* **Your instructions**: Quote the entries in full, character for character, without their images.

* **Exercise data**:
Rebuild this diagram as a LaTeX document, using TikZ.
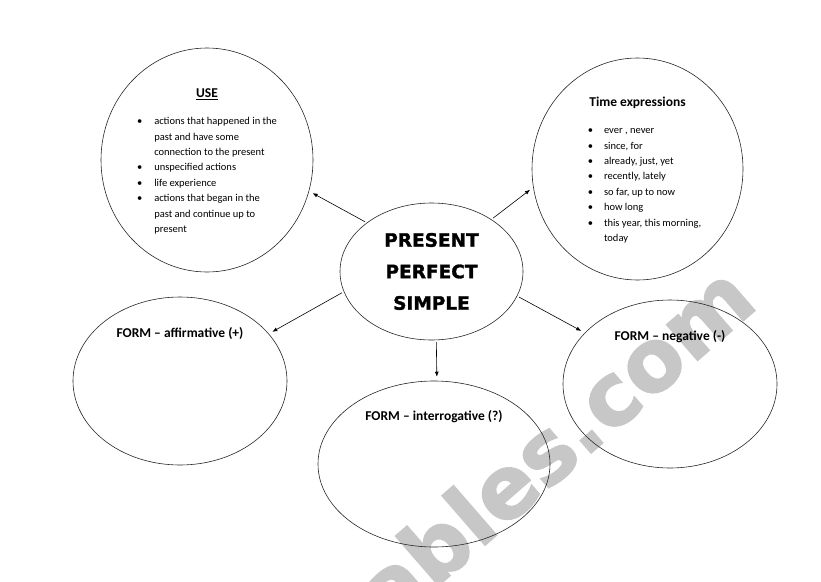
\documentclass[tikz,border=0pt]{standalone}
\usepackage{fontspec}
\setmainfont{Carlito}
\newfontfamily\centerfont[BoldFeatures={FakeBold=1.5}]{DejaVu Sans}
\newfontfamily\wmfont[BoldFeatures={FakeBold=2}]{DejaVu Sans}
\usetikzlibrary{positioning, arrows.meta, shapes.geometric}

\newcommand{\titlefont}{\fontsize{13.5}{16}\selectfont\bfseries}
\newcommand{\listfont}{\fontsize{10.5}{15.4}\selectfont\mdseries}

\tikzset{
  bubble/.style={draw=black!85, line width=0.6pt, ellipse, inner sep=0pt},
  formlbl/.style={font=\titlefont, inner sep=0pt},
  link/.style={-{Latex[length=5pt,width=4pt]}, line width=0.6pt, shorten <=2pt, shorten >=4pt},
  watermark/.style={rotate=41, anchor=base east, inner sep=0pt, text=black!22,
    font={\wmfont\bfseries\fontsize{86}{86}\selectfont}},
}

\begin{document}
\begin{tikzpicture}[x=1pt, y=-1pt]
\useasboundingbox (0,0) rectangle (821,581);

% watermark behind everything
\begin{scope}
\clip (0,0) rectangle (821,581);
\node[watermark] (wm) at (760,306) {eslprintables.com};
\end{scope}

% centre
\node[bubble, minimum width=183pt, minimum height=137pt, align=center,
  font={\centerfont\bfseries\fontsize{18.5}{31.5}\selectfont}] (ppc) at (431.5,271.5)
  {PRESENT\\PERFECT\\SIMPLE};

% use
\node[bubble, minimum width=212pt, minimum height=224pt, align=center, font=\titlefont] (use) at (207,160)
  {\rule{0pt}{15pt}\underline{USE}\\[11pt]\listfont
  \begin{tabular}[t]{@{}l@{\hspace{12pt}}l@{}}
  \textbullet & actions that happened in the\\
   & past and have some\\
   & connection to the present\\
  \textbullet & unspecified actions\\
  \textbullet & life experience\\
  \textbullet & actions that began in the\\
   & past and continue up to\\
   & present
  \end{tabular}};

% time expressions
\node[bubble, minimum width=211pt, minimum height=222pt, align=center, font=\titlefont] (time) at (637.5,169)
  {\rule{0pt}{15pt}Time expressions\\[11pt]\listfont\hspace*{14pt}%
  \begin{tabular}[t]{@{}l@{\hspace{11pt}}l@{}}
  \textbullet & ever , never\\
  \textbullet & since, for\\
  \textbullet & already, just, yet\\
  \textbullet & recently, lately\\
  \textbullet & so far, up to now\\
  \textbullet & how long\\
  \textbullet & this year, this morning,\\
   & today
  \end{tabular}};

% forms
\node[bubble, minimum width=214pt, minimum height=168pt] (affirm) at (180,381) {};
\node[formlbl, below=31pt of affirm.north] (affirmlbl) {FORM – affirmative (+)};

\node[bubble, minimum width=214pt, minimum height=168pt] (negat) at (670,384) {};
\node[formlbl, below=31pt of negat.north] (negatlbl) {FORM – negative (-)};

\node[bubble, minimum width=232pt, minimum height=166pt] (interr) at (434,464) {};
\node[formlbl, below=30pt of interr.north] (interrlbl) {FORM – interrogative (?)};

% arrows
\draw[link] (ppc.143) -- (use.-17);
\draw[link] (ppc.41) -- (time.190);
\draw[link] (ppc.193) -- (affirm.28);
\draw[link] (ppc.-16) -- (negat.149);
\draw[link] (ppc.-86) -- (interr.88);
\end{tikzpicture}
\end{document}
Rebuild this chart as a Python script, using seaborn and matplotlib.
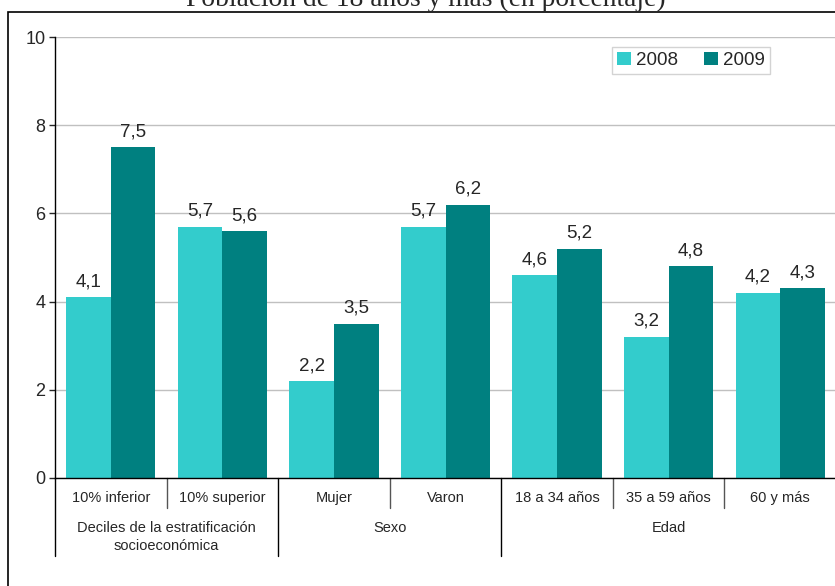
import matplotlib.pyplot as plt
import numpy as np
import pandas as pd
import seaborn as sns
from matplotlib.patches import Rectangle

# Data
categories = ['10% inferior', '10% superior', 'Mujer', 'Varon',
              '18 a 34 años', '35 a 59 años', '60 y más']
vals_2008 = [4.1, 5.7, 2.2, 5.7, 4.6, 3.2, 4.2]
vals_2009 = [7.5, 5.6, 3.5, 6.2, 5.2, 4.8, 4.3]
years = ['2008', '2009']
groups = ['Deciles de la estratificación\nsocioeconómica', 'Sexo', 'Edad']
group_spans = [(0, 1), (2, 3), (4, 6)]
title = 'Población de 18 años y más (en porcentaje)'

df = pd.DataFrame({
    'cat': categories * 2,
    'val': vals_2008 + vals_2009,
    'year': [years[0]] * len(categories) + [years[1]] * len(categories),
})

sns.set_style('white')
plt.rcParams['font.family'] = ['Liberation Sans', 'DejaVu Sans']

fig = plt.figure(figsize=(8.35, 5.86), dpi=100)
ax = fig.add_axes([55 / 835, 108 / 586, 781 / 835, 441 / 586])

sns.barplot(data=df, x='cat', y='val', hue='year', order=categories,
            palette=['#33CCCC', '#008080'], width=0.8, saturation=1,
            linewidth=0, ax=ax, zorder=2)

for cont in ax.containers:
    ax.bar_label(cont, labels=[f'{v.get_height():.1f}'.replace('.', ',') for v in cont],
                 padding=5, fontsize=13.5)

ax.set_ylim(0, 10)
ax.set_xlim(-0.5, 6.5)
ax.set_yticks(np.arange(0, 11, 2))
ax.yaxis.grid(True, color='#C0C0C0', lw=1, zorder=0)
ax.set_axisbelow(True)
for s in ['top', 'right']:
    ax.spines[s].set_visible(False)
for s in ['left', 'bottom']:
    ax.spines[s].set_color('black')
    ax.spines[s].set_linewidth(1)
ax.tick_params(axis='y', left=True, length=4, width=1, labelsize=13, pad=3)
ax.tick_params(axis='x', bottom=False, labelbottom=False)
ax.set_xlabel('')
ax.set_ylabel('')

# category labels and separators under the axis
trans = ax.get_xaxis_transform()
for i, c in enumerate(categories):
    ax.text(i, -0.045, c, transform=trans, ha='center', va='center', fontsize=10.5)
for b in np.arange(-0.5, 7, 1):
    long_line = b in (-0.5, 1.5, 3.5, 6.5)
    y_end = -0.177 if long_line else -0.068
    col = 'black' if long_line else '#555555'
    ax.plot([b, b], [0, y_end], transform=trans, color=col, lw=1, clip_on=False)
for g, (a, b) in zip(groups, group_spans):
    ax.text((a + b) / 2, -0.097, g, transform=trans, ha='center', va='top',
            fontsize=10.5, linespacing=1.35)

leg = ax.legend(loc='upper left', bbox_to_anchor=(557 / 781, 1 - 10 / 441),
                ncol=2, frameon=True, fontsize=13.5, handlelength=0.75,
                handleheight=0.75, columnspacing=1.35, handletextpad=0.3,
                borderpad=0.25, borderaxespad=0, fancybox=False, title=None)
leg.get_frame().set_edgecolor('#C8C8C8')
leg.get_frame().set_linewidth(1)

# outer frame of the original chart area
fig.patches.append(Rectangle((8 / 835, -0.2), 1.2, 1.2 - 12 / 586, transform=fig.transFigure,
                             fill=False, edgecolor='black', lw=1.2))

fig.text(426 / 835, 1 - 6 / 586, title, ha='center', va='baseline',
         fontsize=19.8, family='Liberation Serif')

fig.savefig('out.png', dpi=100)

* **Completed task**:
Rebuild this diagram as a LaTeX document, using TikZ.
\documentclass[tikz,border=0pt]{standalone}
\usepackage{fontspec}
\setmainfont{Carlito}
\newfontfamily\centerfont[BoldFeatures={FakeBold=1.5}]{DejaVu Sans}
\newfontfamily\wmfont[BoldFeatures={FakeBold=2}]{DejaVu Sans}
\usetikzlibrary{positioning, arrows.meta, shapes.geometric}

\newcommand{\titlefont}{\fontsize{13.5}{16}\selectfont\bfseries}
\newcommand{\listfont}{\fontsize{10.5}{15.4}\selectfont\mdseries}

\tikzset{
  bubble/.style={draw=black!85, line width=0.6pt, ellipse, inner sep=0pt},
  formlbl/.style={font=\titlefont, inner sep=0pt},
  link/.style={-{Latex[length=5pt,width=4pt]}, line width=0.6pt, shorten <=2pt, shorten >=4pt},
  watermark/.style={rotate=41, anchor=base east, inner sep=0pt, text=black!22,
    font={\wmfont\bfseries\fontsize{86}{86}\selectfont}},
}

\begin{document}
\begin{tikzpicture}[x=1pt, y=-1pt]
\useasboundingbox (0,0) rectangle (821,581);

% watermark behind everything
\begin{scope}
\clip (0,0) rectangle (821,581);
\node[watermark] (wm) at (760,306) {eslprintables.com};
\end{scope}

% centre
\node[bubble, minimum width=183pt, minimum height=137pt, align=center,
  font={\centerfont\bfseries\fontsize{18.5}{31.5}\selectfont}] (ppc) at (431.5,271.5)
  {PRESENT\\PERFECT\\SIMPLE};

% use
\node[bubble, minimum width=212pt, minimum height=224pt, align=center, font=\titlefont] (use) at (207,160)
  {\rule{0pt}{15pt}\underline{USE}\\[11pt]\listfont
  \begin{tabular}[t]{@{}l@{\hspace{12pt}}l@{}}
  \textbullet & actions that happened in the\\
   & past and have some\\
   & connection to the present\\
  \textbullet & unspecified actions\\
  \textbullet & life experience\\
  \textbullet & actions that began in the\\
   & past and continue up to\\
   & present
  \end{tabular}};

% time expressions
\node[bubble, minimum width=211pt, minimum height=222pt, align=center, font=\titlefont] (time) at (637.5,169)
  {\rule{0pt}{15pt}Time expressions\\[11pt]\listfont\hspace*{14pt}%
  \begin{tabular}[t]{@{}l@{\hspace{11pt}}l@{}}
  \textbullet & ever , never\\
  \textbullet & since, for\\
  \textbullet & already, just, yet\\
  \textbullet & recently, lately\\
  \textbullet & so far, up to now\\
  \textbullet & how long\\
  \textbullet & this year, this morning,\\
   & today
  \end{tabular}};

% forms
\node[bubble, minimum width=214pt, minimum height=168pt] (affirm) at (180,381) {};
\node[formlbl, below=31pt of affirm.north] (affirmlbl) {FORM – affirmative (+)};

\node[bubble, minimum width=214pt, minimum height=168pt] (negat) at (670,384) {};
\node[formlbl, below=31pt of negat.north] (negatlbl) {FORM – negative (-)};

\node[bubble, minimum width=232pt, minimum height=166pt] (interr) at (434,464) {};
\node[formlbl, below=30pt of interr.north] (interrlbl) {FORM – interrogative (?)};

% arrows
\draw[link] (ppc.143) -- (use.-17);
\draw[link] (ppc.41) -- (time.190);
\draw[link] (ppc.193) -- (affirm.28);
\draw[link] (ppc.-16) -- (negat.149);
\draw[link] (ppc.-86) -- (interr.88);
\end{tikzpicture}
\end{document}
Rebuild this chart as a Python script, using seaborn and matplotlib.
import matplotlib.pyplot as plt
import numpy as np
import pandas as pd
import seaborn as sns
from matplotlib.patches import Rectangle

# Data
categories = ['10% inferior', '10% superior', 'Mujer', 'Varon',
              '18 a 34 años', '35 a 59 años', '60 y más']
vals_2008 = [4.1, 5.7, 2.2, 5.7, 4.6, 3.2, 4.2]
vals_2009 = [7.5, 5.6, 3.5, 6.2, 5.2, 4.8, 4.3]
years = ['2008', '2009']
groups = ['Deciles de la estratificación\nsocioeconómica', 'Sexo', 'Edad']
group_spans = [(0, 1), (2, 3), (4, 6)]
title = 'Población de 18 años y más (en porcentaje)'

df = pd.DataFrame({
    'cat': categories * 2,
    'val': vals_2008 + vals_2009,
    'year': [years[0]] * len(categories) + [years[1]] * len(categories),
})

sns.set_style('white')
plt.rcParams['font.family'] = ['Liberation Sans', 'DejaVu Sans']

fig = plt.figure(figsize=(8.35, 5.86), dpi=100)
ax = fig.add_axes([55 / 835, 108 / 586, 781 / 835, 441 / 586])

sns.barplot(data=df, x='cat', y='val', hue='year', order=categories,
            palette=['#33CCCC', '#008080'], width=0.8, saturation=1,
            linewidth=0, ax=ax, zorder=2)

for cont in ax.containers:
    ax.bar_label(cont, labels=[f'{v.get_height():.1f}'.replace('.', ',') for v in cont],
                 padding=5, fontsize=13.5)

ax.set_ylim(0, 10)
ax.set_xlim(-0.5, 6.5)
ax.set_yticks(np.arange(0, 11, 2))
ax.yaxis.grid(True, color='#C0C0C0', lw=1, zorder=0)
ax.set_axisbelow(True)
for s in ['top', 'right']:
    ax.spines[s].set_visible(False)
for s in ['left', 'bottom']:
    ax.spines[s].set_color('black')
    ax.spines[s].set_linewidth(1)
ax.tick_params(axis='y', left=True, length=4, width=1, labelsize=13, pad=3)
ax.tick_params(axis='x', bottom=False, labelbottom=False)
ax.set_xlabel('')
ax.set_ylabel('')

# category labels and separators under the axis
trans = ax.get_xaxis_transform()
for i, c in enumerate(categories):
    ax.text(i, -0.045, c, transform=trans, ha='center', va='center', fontsize=10.5)
for b in np.arange(-0.5, 7, 1):
    long_line = b in (-0.5, 1.5, 3.5, 6.5)
    y_end = -0.177 if long_line else -0.068
    col = 'black' if long_line else '#555555'
    ax.plot([b, b], [0, y_end], transform=trans, color=col, lw=1, clip_on=False)
for g, (a, b) in zip(groups, group_spans):
    ax.text((a + b) / 2, -0.097, g, transform=trans, ha='center', va='top',
            fontsize=10.5, linespacing=1.35)

leg = ax.legend(loc='upper left', bbox_to_anchor=(557 / 781, 1 - 10 / 441),
                ncol=2, frameon=True, fontsize=13.5, handlelength=0.75,
                handleheight=0.75, columnspacing=1.35, handletextpad=0.3,
                borderpad=0.25, borderaxespad=0, fancybox=False, title=None)
leg.get_frame().set_edgecolor('#C8C8C8')
leg.get_frame().set_linewidth(1)

# outer frame of the original chart area
fig.patches.append(Rectangle((8 / 835, -0.2), 1.2, 1.2 - 12 / 586, transform=fig.transFigure,
                             fill=False, edgecolor='black', lw=1.2))

fig.text(426 / 835, 1 - 6 / 586, title, ha='center', va='baseline',
         fontsize=19.8, family='Liberation Serif')

fig.savefig('out.png', dpi=100)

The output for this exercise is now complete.